KNIGHT v. BUSINESS LAYERS, INC.

United States District Court, Northern District of Texas (2003)

Facts

Issue

Holding — McBryde, J.

Rule

Reasoning

Deep Dive: How the Court Reached Its Decision

Legal Standard for Enforceability

The court outlined the legal standard for a party seeking to set aside a contract, emphasizing that the burden fell on Knight to prove that the 2001 commission agreement was unenforceable due to duress, lack of consideration, or fraudulent inducement. Under Texas law, a contract obtained through duress requires evidence of an illegal threat that deprived the party of their free agency. Additionally, a claim of lack of consideration necessitates demonstrating that the contract did not involve a present exchange of value. For fraudulent inducement, Knight was required to show that Business Layers made a false representation with the intent to deceive him, which he did not substantiate. The court applied these principles in evaluating Knight's claims against Business Layers.

Assessment of Duress

In assessing Knight's claim of duress, the court found that he failed to establish any illegal threat made by Business Layers that would have forced him into signing the 2001 commission agreement. Knight argued that his personal circumstances, including selling his home in California, pressured him into accepting the new agreement; however, the court noted that such circumstances did not constitute duress. The court highlighted that Knight's desire to relocate and secure employment did not imply that Business Layers threatened to act unlawfully. Consequently, without evidence of an illegal threat, the court ruled against Knight's claim of duress, reinforcing the requirement that a party must demonstrate coercive action beyond mere personal circumstance in order to invalidate a contract.

Consideration in the Commission Agreement

The court addressed Knight's assertion that the 2001 commission agreement lacked consideration. It explained that under Texas law, a written agreement is presumed to be supported by consideration, meaning that the law assumes both parties intended for the contract to be valid and enforceable. Knight's continued employment after the implementation of the new commission terms indicated his acceptance of the modified agreement and the presence of consideration. The court found that by continuing to work under the new terms, Knight had effectively offered consideration in the form of his labor in exchange for the revised commission structure. Thus, the court concluded that there was no lack of consideration to support Knight's claim.

Fraudulent Inducement Analysis

In evaluating the claim of fraudulent inducement, the court determined that Knight did not provide sufficient evidence to indicate that Business Layers made any material false representation with the intent to deceive him. The court emphasized that to establish fraudulent inducement, Knight needed to demonstrate that he had relied on a false representation which caused him harm. However, Knight did not present evidence that suggested Business Layers acted with fraudulent intent or that there were misrepresentations regarding the commission agreement. The court concluded that the mere failure of Business Layers to pay commissions after termination did not equate to evidence of fraud, thereby rejecting Knight's claim of fraudulent inducement.

Breach of Contract Claims

The court further examined Knight's claims of breach of contract concerning both the 2000 letter agreement and the 2001 commission agreement. It found that Knight could not substantiate his assertion that Business Layers breached the 2001 agreement, as he failed to provide concrete evidence that commissions were owed after his termination. Knight's testimony regarding the timing of payments received by Business Layers was based on speculation and lacked factual support, which the court deemed insufficient to establish a breach. Additionally, the court ruled that the 2000 letter agreement did not govern the payment of commissions since its terms had been superseded by the 2001 agreement. Therefore, the court found that no breach occurred under either agreement.

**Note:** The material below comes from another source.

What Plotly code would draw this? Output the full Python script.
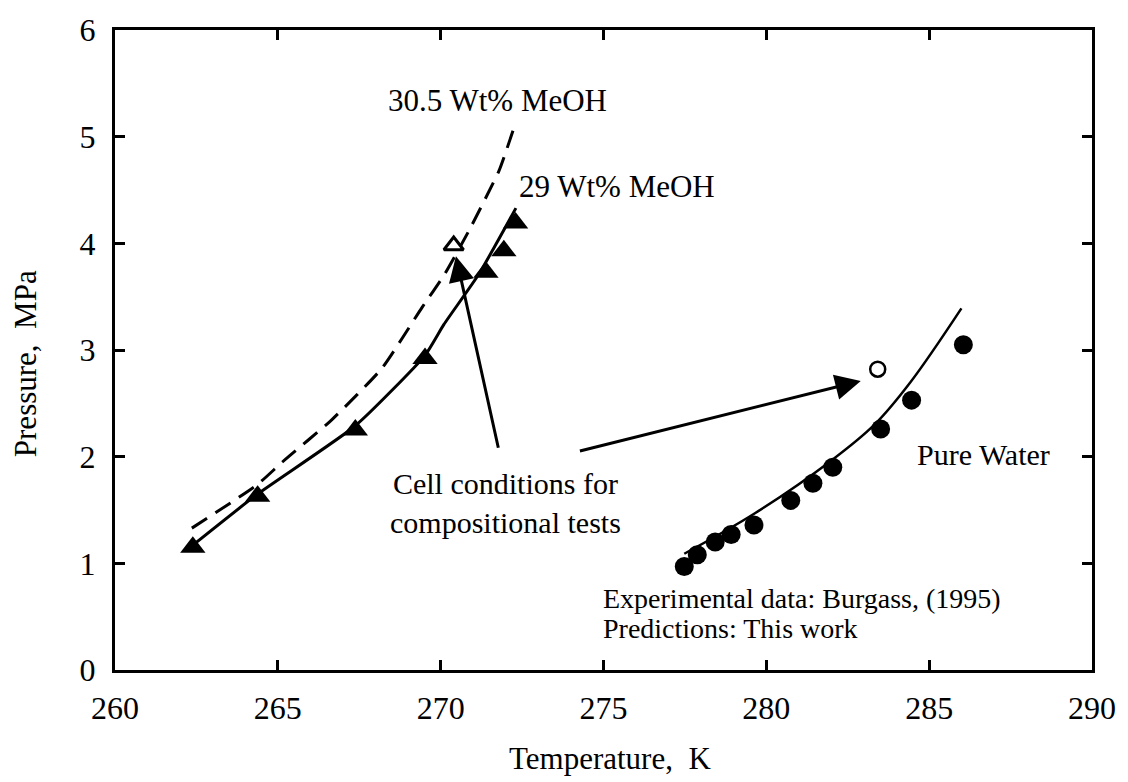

Substantial Evidence Standard for TWC Decision

Finally, the court addressed Knight's claim challenging the TWC's decision to deny his wage claim. The court explained that judicial review of agency decisions is limited to determining whether there was substantial evidence to support the ruling. The court noted that the TWC's decisions are presumed valid, placing the burden on Knight to demonstrate a lack of reasonable support for the commission claim. The court applied the standard of "substantial evidence," which requires more than a mere scintilla of evidence but does not necessitate a preponderance. Since Knight did not raise a genuine fact issue contradicting the TWC's ruling, the court upheld the decision, affirming that there was substantial evidence to support the TWC's conclusion regarding Knight's entitlement to commissions.